An overlook of the Douro River in Porto, Portugal.
Last class's discussion of Portugal's idiosyncratic wine export market gave me reason to reflect on my 2016 vacation to Porto and the Douro Valley. I chose this region as the final stop on a wandering Iberian road-trip (also the trip during which I decided to apply to the GSB... coincidence?). I liked port wines, but I did not expect to be so thoroughly charmed by the history and geography of the area, which seemed fully devoted to its namesake libation.
I had no idea until visiting, but port wine's development spans two regions. It is grown, pressed, and barreled in the Douro Valley, and then sent down the Douro River to Vila Nova de Gaia (the town on the other side of the river from Porto) for aging. Historically, the barrels were sent in these quirky flat-bottomed boats called "barcos rabelos," (see below) although nowadays the boats are just for show and the wine is trucked. The rationale for this geographic shift is that the climate in the river valley is preferable for growing, but the cooler temperatures in the city near the coast are preferable for aging. It's a marvelously natural solution to climate control from centuries ago.

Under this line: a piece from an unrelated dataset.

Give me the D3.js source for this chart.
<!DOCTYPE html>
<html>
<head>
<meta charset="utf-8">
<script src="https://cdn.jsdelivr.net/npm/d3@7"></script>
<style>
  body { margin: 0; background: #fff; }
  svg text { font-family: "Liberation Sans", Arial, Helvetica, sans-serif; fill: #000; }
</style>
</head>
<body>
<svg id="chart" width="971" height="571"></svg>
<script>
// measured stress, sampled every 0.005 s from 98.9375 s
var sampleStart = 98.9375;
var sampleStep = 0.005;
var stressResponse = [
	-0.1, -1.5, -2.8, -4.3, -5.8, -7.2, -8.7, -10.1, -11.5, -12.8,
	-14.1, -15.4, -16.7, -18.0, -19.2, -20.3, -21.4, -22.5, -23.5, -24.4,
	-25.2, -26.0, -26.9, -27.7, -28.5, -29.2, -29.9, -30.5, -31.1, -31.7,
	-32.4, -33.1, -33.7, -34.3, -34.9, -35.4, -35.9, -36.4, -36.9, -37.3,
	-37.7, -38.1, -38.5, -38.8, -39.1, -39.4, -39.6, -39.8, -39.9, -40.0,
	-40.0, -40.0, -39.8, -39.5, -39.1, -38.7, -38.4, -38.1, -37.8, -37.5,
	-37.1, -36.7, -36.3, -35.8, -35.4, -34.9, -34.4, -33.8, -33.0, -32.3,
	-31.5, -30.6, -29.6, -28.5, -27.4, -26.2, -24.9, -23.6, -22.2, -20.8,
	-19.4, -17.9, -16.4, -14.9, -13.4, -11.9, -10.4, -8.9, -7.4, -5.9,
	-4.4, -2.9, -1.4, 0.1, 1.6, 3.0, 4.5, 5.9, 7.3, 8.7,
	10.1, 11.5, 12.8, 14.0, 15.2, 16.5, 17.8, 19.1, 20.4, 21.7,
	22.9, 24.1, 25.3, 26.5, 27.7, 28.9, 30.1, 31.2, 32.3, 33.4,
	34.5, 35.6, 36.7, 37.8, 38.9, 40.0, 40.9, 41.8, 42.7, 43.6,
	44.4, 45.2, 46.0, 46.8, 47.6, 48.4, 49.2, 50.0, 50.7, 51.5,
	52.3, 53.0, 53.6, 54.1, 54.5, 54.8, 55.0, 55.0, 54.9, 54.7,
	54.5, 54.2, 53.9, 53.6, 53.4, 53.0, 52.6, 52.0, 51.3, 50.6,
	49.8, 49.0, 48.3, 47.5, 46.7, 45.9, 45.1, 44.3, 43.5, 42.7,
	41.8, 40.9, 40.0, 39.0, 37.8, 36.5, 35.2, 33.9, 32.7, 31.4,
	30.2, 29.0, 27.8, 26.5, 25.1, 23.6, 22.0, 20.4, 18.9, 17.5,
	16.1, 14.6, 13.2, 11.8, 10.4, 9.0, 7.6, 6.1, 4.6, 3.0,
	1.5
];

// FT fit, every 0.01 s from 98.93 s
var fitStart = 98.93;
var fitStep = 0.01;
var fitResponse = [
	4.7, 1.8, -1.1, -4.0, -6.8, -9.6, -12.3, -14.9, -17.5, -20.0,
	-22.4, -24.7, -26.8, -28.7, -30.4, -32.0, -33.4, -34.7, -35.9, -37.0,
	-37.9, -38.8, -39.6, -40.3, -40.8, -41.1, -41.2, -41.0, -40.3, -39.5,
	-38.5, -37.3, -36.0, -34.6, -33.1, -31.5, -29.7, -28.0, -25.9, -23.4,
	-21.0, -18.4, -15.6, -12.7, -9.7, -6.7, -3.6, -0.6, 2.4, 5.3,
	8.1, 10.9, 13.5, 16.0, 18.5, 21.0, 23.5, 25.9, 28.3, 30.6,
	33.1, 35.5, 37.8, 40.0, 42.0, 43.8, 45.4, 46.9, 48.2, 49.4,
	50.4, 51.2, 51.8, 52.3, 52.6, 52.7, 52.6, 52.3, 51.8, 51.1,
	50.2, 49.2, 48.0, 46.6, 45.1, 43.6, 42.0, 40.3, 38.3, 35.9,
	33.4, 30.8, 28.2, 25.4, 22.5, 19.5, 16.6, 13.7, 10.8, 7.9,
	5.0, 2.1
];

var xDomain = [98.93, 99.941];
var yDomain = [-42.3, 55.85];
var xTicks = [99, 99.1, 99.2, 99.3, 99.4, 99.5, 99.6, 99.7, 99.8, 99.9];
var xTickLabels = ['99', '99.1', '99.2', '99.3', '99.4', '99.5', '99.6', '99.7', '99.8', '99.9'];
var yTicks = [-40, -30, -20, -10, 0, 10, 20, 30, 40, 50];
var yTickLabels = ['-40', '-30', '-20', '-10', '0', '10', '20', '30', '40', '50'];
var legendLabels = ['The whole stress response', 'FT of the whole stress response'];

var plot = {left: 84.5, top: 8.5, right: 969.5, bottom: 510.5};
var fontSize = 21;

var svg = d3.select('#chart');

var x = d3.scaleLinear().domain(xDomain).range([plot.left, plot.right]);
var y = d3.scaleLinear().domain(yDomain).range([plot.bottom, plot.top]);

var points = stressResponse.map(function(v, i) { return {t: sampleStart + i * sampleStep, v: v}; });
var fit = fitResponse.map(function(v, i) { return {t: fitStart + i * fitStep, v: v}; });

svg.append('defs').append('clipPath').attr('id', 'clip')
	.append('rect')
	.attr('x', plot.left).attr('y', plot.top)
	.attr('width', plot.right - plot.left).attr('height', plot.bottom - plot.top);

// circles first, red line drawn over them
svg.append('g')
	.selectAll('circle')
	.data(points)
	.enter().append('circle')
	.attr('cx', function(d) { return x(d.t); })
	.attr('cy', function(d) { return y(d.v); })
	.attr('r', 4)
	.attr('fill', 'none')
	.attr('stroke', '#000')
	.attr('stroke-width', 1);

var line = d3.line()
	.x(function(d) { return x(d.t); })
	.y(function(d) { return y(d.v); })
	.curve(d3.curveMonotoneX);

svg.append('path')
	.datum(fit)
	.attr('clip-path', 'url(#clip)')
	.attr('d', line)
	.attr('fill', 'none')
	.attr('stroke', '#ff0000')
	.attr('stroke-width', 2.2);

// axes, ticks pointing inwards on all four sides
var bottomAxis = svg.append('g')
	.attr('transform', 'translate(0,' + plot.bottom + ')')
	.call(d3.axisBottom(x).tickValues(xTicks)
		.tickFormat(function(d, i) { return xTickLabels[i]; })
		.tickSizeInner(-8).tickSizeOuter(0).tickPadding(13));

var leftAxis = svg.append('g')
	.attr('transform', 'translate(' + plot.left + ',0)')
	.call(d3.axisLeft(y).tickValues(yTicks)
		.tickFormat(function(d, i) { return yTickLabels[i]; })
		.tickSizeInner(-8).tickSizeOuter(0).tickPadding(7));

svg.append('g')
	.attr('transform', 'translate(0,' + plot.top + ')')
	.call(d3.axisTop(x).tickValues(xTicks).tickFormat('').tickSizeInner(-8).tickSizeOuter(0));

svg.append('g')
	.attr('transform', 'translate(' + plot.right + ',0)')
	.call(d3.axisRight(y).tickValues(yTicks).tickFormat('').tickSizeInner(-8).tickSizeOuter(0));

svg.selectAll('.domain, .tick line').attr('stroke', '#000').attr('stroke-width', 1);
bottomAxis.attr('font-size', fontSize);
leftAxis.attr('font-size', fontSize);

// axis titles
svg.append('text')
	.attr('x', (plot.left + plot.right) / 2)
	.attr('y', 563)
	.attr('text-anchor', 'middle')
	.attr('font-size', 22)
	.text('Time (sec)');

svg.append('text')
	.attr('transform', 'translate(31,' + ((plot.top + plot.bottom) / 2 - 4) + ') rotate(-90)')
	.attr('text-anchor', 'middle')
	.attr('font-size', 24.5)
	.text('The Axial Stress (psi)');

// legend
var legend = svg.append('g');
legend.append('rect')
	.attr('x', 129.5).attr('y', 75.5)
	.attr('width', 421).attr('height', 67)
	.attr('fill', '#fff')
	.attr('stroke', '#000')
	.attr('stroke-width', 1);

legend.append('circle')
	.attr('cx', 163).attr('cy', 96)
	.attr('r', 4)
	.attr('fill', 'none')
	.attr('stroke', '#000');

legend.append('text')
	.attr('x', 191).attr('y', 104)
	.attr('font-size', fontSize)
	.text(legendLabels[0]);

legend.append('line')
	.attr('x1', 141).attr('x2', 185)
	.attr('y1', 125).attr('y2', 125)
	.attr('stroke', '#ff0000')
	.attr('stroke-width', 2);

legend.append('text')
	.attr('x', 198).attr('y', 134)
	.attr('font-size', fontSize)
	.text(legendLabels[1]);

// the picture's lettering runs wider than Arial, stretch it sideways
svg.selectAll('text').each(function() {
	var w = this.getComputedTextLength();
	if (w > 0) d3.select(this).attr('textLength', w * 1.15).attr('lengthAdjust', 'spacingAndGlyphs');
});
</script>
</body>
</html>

The tasting rooms in the city all offer tours amongst the barrels and other touristy charms (I definitely splurged on a live barrel-adjacent fado performance, Portugal's mournful vocal tradition, in exchange for some so-so wine, but anyone who has ridden the gondolas at Sterling in Napa can sympathize). Porto is a gorgeous and well-preserved historic city, but the real stunner is the Douro river valley itself (it's also a UNESCO world heritage region), where every inch of hillside is cultivated with vines, and the slopes spill right into the winding river.

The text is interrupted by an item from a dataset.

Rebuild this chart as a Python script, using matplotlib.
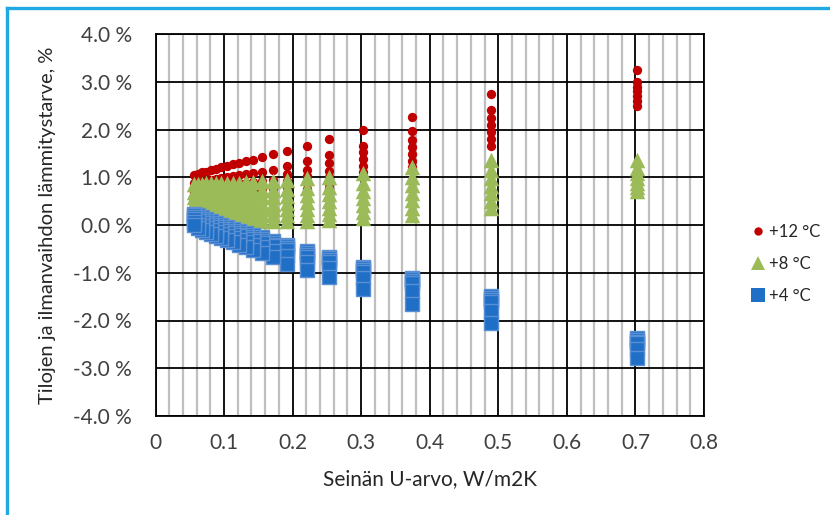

Another layer of confusion for me was identifying which grapes went to which bottles. All of the quintas (or vineyards) contribute to a variety of port blends, with the winemakers tasting to ensure that the taste of Dow's or Graham's remains consistent year over year, rather than highlighting the idiosyncratic flavors of various vintages. As a plus, it was one of the only wine tours I've been on where the guide invited us to pick and taste grapes right off the vines! I do not see that happening anytime soon in California...
There is literally oodles more history and detail, but I'll leave that to our academic pursuits. I encourage all of you to add Porto and Douro to your travel lists. You won't regret it!

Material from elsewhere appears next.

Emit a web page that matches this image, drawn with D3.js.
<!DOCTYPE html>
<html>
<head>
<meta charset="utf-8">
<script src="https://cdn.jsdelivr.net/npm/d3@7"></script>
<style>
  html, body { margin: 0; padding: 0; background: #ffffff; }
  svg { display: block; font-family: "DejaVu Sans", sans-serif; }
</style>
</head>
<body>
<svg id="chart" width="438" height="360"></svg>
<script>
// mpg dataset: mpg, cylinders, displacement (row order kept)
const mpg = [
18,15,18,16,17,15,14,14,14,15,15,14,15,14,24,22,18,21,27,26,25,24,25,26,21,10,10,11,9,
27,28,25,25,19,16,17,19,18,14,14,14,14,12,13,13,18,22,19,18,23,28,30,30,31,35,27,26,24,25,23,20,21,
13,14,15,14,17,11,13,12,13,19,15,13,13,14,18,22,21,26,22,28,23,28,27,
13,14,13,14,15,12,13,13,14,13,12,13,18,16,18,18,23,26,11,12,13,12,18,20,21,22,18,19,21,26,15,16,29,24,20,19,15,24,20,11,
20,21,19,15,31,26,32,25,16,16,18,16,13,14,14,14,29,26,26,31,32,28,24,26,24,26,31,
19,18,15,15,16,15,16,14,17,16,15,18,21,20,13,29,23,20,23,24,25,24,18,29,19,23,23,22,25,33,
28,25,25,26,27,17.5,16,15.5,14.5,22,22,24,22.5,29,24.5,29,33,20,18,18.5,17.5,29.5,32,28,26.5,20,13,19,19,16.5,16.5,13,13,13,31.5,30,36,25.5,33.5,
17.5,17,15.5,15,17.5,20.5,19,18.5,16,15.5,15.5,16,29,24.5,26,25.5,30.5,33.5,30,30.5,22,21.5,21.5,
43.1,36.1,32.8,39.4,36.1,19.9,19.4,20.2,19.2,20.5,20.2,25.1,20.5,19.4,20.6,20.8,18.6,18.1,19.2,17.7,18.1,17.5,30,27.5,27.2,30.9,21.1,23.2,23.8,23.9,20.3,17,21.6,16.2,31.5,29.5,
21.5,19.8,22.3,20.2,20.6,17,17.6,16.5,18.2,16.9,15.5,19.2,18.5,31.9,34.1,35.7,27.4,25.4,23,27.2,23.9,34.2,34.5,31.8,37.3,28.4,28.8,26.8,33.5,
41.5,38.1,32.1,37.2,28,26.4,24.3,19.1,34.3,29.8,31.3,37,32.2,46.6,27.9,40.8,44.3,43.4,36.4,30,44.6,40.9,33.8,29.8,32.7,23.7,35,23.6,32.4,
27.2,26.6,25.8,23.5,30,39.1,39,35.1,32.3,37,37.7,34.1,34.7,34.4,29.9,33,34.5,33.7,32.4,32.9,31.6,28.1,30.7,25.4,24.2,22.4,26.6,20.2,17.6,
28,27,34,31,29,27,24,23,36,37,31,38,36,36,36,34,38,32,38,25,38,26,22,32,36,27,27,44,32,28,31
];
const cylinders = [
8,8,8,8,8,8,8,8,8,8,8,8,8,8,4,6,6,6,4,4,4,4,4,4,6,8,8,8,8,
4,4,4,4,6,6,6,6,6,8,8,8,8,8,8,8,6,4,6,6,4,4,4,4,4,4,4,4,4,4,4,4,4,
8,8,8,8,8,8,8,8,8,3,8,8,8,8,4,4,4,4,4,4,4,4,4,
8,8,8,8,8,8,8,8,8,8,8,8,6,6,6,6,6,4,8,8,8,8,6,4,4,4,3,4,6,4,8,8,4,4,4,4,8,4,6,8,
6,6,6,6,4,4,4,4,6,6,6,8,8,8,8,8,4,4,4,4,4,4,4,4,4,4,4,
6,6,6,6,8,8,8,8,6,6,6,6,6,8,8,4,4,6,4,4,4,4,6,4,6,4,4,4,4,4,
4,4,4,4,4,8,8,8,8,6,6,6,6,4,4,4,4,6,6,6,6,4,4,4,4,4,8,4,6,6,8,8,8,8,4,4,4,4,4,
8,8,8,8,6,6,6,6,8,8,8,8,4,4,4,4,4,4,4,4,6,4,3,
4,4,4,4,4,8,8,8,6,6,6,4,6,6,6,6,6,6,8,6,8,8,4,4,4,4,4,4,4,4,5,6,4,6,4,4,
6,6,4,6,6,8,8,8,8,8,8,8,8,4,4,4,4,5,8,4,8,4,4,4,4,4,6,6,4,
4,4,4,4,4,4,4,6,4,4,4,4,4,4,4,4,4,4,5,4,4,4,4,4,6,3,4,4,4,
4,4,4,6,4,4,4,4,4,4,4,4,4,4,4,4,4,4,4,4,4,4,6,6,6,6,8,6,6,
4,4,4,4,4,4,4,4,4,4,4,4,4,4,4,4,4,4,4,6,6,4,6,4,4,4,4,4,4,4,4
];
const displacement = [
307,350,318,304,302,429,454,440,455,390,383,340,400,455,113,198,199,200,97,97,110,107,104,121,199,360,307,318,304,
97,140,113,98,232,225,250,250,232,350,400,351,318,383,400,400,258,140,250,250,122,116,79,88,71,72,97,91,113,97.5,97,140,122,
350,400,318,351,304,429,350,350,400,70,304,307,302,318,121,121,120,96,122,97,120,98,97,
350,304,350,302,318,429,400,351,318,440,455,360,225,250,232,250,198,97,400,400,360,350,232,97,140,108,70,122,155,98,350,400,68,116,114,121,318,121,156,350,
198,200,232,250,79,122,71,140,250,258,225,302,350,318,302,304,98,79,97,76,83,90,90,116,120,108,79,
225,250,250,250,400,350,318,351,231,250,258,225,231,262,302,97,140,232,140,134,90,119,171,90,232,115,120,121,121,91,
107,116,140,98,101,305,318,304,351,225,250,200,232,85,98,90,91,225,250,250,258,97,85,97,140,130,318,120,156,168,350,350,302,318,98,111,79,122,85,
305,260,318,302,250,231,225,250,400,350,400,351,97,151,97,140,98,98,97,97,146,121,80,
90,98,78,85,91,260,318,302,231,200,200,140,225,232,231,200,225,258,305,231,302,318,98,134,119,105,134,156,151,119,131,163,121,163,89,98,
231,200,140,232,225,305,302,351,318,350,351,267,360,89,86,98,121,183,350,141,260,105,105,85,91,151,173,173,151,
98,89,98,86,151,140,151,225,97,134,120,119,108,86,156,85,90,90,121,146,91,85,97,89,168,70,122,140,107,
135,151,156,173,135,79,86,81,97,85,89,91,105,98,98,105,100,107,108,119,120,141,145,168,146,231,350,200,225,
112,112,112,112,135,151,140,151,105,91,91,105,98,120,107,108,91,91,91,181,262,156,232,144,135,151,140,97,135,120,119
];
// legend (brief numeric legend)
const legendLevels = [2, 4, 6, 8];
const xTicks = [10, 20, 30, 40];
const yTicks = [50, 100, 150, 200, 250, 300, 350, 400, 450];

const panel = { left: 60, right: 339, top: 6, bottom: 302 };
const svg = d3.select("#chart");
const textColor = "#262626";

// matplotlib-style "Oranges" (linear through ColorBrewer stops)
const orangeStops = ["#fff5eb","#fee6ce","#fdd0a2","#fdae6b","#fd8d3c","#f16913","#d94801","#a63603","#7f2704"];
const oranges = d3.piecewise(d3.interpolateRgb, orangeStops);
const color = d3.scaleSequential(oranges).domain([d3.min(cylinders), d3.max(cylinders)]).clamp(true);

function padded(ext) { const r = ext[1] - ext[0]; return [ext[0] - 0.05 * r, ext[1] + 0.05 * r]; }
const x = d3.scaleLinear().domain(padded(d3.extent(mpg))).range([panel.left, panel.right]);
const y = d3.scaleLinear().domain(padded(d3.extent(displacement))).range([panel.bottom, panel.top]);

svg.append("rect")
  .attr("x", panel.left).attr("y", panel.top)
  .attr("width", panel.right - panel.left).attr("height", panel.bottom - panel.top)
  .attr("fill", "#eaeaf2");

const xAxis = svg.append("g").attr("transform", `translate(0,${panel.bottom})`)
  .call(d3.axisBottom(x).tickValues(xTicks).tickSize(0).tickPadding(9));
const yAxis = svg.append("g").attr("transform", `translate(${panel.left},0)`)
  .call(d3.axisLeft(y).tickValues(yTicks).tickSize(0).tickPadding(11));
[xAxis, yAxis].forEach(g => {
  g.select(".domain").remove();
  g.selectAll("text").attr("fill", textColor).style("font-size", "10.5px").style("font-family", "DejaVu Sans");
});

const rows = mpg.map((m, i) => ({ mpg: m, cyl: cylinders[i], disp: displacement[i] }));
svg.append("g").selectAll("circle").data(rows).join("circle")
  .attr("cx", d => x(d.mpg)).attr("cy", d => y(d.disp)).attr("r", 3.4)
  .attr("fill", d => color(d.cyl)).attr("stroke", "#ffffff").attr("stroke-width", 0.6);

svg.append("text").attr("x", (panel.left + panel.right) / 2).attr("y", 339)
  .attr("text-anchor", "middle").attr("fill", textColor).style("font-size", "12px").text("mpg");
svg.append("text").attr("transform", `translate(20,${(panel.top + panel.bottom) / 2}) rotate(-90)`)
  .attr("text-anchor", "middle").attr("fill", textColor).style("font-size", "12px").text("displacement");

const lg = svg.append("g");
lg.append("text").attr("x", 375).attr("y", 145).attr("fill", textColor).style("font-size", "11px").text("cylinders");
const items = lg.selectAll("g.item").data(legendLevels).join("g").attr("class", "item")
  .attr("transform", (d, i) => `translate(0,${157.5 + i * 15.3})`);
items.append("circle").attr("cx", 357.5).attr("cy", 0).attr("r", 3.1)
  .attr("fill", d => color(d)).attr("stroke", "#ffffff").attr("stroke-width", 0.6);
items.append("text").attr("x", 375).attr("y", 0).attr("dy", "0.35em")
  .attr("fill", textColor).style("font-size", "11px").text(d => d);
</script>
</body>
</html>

The barcos rabelos parked along the shore of Vila Nova de Gaia, with Porto in the background.
The rooftops of the tasting rooms and barrel houses of Vila Nova da Gaia, with Porto in the background.
A fado performance in the Calem barrel house in Vila Nova de Gaia.
A scenic first glimpse of the Douro River Valley on the drive over from Porto.
A look at the Douro River from the village of Pinhão.
Panning slightly to the left...
A scenic tasting at Quinta do Bomfim in Douro, who primarily supplies Dow's.